1. ## [SOLVED] Complicated Vector Problem.

The Problem is:

"A horseman left the village A at point $(1,4)$ and began riding along a straight road whose direction was given by the vector v=7i+4j. The at some point he turned at a right angle; He never changed direction again until he arrived in the village [LaTeX ERROR: Convert failed] at the point with the coordinates (8,13). At the point where he made the turn he buried a jar full of silver coins, Unfortunately, he forgot the coordinates of the point. Find the point.

So I drew the graph and labeled the point where he changed direction as $C$ with the coordinates $(x,y)$. This means the vector $CA$ is <x-1, y-4> and the vector $BC$ is <8-x,13-y>.

Next, I worked out the dot product of the two vectors to be (x-1)(8-x)+(y-4)(13-y)=0 It has to be equal to 0 since the angle is a right angle and it is orthogonal. Been working on this problem for about 45 minutes, and have no idea how to solve it. Any help is appreciated.

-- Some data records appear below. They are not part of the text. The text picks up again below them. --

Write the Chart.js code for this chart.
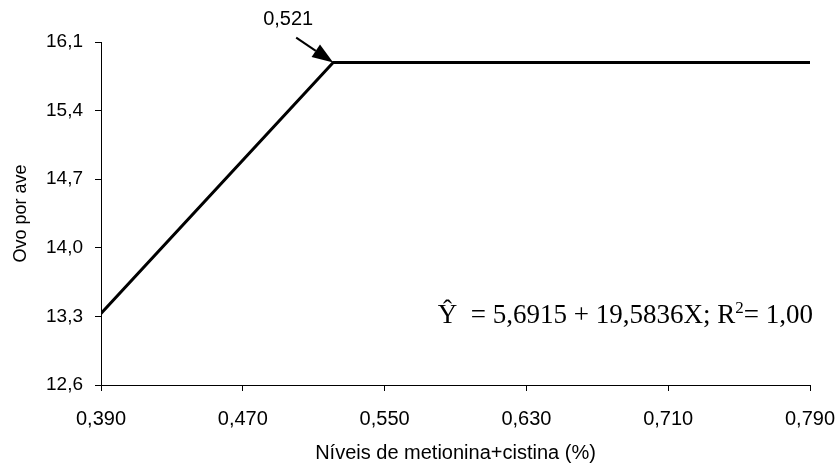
<!DOCTYPE html>
<html>
<head>
<meta charset="utf-8">
<script src="https://cdn.jsdelivr.net/npm/chart.js@4"></script>
<style>
  html, body { margin: 0; padding: 0; background: #fff; }
  #wrap { width: 839px; height: 465px; }
</style>
</head>
<body>
<div id="wrap"><canvas id="canvas"></canvas></div>
<script>
// data
const levels = [0.390, 0.521, 0.790];
const eggs = [13.33, 15.89, 15.89];

// axis ticks
const xTicks = [0.390, 0.470, 0.550, 0.630, 0.710, 0.790];
const yTicks = [12.6, 13.3, 14.0, 14.7, 15.4, 16.1];

const breakLabel = '0,521';
const eqHead = 'Ŷ  = 5,6915 + 19,5836X; R';
const eqSup = '2';
const eqTail = '= 1,00';

const comma = (v, d) => v.toFixed(d).replace('.', ',');

// arrow to the break point + equation text
const notes = {
  id: 'notes',
  afterDatasetsDraw(chart) {
    const ctx = chart.ctx;
    const x = chart.scales.x, y = chart.scales.y;
    const tx = x.getPixelForValue(levels[1]);
    const ty = y.getPixelForValue(eggs[1]);
    const sx = tx - 37, sy = ty - 25;
    const ang = Math.atan2(ty - sy, tx - sx);
    const hl = 21, hw = 7.5;
    const c = Math.cos(ang), s = Math.sin(ang);

    ctx.save();
    ctx.strokeStyle = '#000';
    ctx.fillStyle = '#000';
    ctx.lineWidth = 2;
    ctx.beginPath();
    ctx.moveTo(sx, sy);
    ctx.lineTo(tx - c * hl, ty - s * hl);
    ctx.stroke();
    ctx.beginPath();
    ctx.moveTo(tx, ty);
    ctx.lineTo(tx - c * hl - s * hw, ty - s * hl + c * hw);
    ctx.lineTo(tx - c * hl + s * hw, ty - s * hl - c * hw);
    ctx.closePath();
    ctx.fill();

    ctx.font = '20px "Liberation Sans", Arial, sans-serif';
    ctx.textAlign = 'center';
    ctx.textBaseline = 'middle';
    ctx.fillText(breakLabel, tx - 45, ty - 43);

    // equation, right aligned to the plot edge
    const big = '27px "Liberation Serif", "Times New Roman", serif';
    const small = '17px "Liberation Serif", "Times New Roman", serif';
    ctx.textAlign = 'left';
    ctx.textBaseline = 'alphabetic';
    ctx.font = big;
    const wHead = ctx.measureText(eqHead).width;
    const wTail = ctx.measureText(eqTail).width;
    ctx.font = small;
    const wSup = ctx.measureText(eqSup).width;
    const base = y.getPixelForValue(13.23);
    let px = chart.chartArea.right + 3 - (wHead + wSup + wTail);
    ctx.font = big;
    ctx.fillText(eqHead, px, base);
    px += wHead;
    ctx.font = small;
    ctx.fillText(eqSup, px, base - 10);
    px += wSup;
    ctx.font = big;
    ctx.fillText(eqTail, px, base);
    ctx.restore();
  }
};

const ctx = document.getElementById('canvas').getContext('2d');
new Chart(ctx, {
  type: 'line',
  data: {
    datasets: [{
      data: levels.map((v, i) => ({ x: v, y: eggs[i] })),
      borderColor: '#000',
      borderWidth: 3,
      pointRadius: 0,
      tension: 0,
      fill: false
    }]
  },
  options: {
    responsive: true,
    maintainAspectRatio: false,
    animation: false,
    layout: { padding: { top: 42, right: 29, left: 0, bottom: 0 } },
    plugins: { legend: { display: false }, tooltip: { enabled: false } },
    scales: {
      x: {
        type: 'linear',
        min: 0.39,
        max: 0.79,
        afterBuildTicks: s => { s.ticks = xTicks.map(v => ({ value: v })); },
        afterFit: s => { s.height = 80; s.paddingLeft = 0; s.paddingRight = 0; },
        border: { color: '#000', width: 1 },
        grid: { drawOnChartArea: false, tickLength: 6, color: '#000' },
        ticks: {
          padding: 16,
          color: '#000',
          font: { family: '"Liberation Sans", Arial, sans-serif', size: 20 },
          maxRotation: 0,
          callback: v => comma(v, 3)
        },
        title: {
          display: true,
          text: 'Níveis de metionina+cistina (%)',
          color: '#000',
          font: { family: '"Liberation Sans", Arial, sans-serif', size: 20 },
          padding: { top: 0, bottom: 0 }
        }
      },
      y: {
        min: 12.6,
        max: 16.1,
        afterBuildTicks: s => { s.ticks = yTicks.map(v => ({ value: v })); },
        afterFit: s => { s.width = 101; s.paddingTop = 0; s.paddingBottom = 0; },
        border: { color: '#000', width: 1 },
        grid: { drawOnChartArea: false, tickLength: 6, color: '#000' },
        ticks: {
          padding: 12,
          color: '#000',
          font: { family: '"Liberation Sans", Arial, sans-serif', size: 19 },
          callback: v => comma(v, 1)
        },
        title: {
          display: true,
          text: 'Ovo por ave',
          color: '#000',
          font: { family: '"Liberation Sans", Arial, sans-serif', size: 18 },
          padding: { top: 10, bottom: 0 }
        }
      }
    }
  },
  plugins: [notes]
});
</script>
</body>
</html>
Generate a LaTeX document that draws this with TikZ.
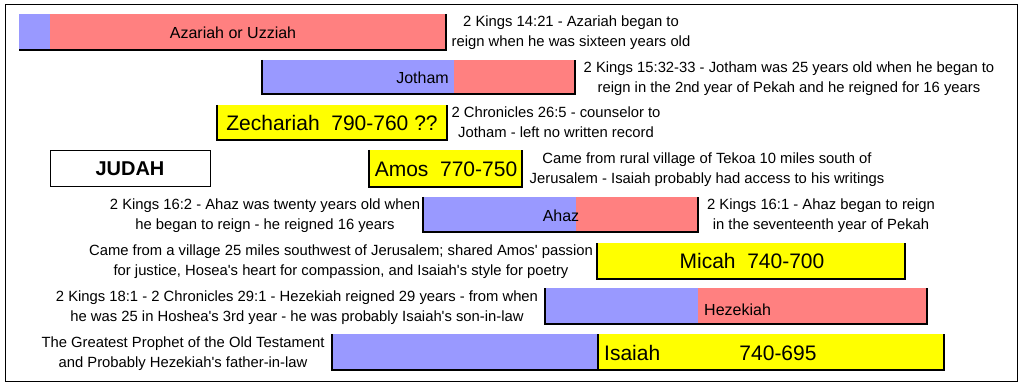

2. ## Re: Complicated Vector Problem.

Think in a triangle. Try doing the problem in terms of projections. You can tell that the vector $AX$ ( $X=(x,y)$ the unknown point) is the projection of $AB$ onto the direction vector $v=\{7,4\}$ (since there is a right angle).
So you write: $AX=proj_{\{7,4\}}AB$. Then you have $AX=\left(\frac{\{7,9\}\cdot \{7,4\}}{\{7,4\}\cdot \{7,4\}}\right)\{7,4\}$.
Solving this results in $AX = \dfrac{17}{13}\cdot\{7,4\}=\left\{\dfrac{119}{13}, \dfrac{68}{13} \right\}$.
As $AX=X-A\Rightarrow X=\left\{\dfrac{119}{13}, \dfrac{68}{13} \right\}+\{1,4\}=\left\{\dfrac{132}{13}, \dfrac{120}{13} \right\}$.

Now you could use the fact that $AX\cdot XB=0$ to check if the answer is correct.

3. ## Re: Complicated Vector Problem.

Thanks! I didn't think about it in terms of projections. This helps a lot.